Statistical Pattern Recognition for Driving Styles Based on Bayesian Probability and Kernel Density Estimation
This work addresses driving style recognition for improving vehicle fuel economy, safety, and drivability, but it is incremental as it builds on existing statistical methods with a new classification approach.
The paper tackled the problem of recognizing driving styles (e.g., aggressive vs. normal) using vehicle speed and throttle opening data, and found that their statistical pattern-recognition method based on kernel density estimation and Bayesian probability was more efficient and stable than a fuzzy logic-based method in experiments.

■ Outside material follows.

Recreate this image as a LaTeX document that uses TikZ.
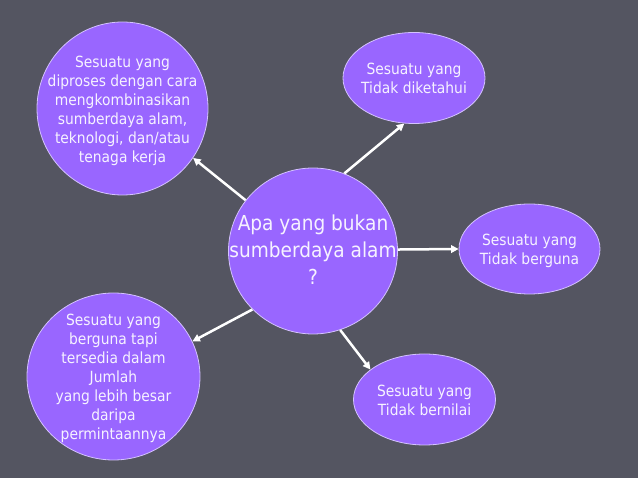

Driving styles have a great influence on vehicle fuel economy, active safety, and drivability. To recognize driving styles of path-tracking behaviors for different divers, a statistical pattern-recognition method is developed to deal with the uncertainty of driving styles or characteristics based on probability density estimation. First, to describe driver path-tracking styles, vehicle speed and throttle opening are selected as the discriminative parameters, and a conditional kernel density function of vehicle speed and throttle opening is built, respectively, to describe the uncertainty and probability of two representative driving styles, e.g., aggressive and normal. Meanwhile, a posterior probability of each element in feature vector is obtained using full Bayesian theory. Second, a Euclidean distance method is involved to decide to which class the driver should be subject instead of calculating the complex covariance between every two elements of feature vectors. By comparing the Euclidean distance between every elements in feature vector, driving styles are classified into seven levels ranging from low normal to high aggressive. Subsequently, to show benefits of the proposed pattern-recognition method, a cross-validated method is used, compared with a fuzzy logic-based pattern-recognition method. The experiment results show that the proposed statistical pattern-recognition method for driving styles based on kernel density estimation is more efficient and stable than the fuzzy logic-based method.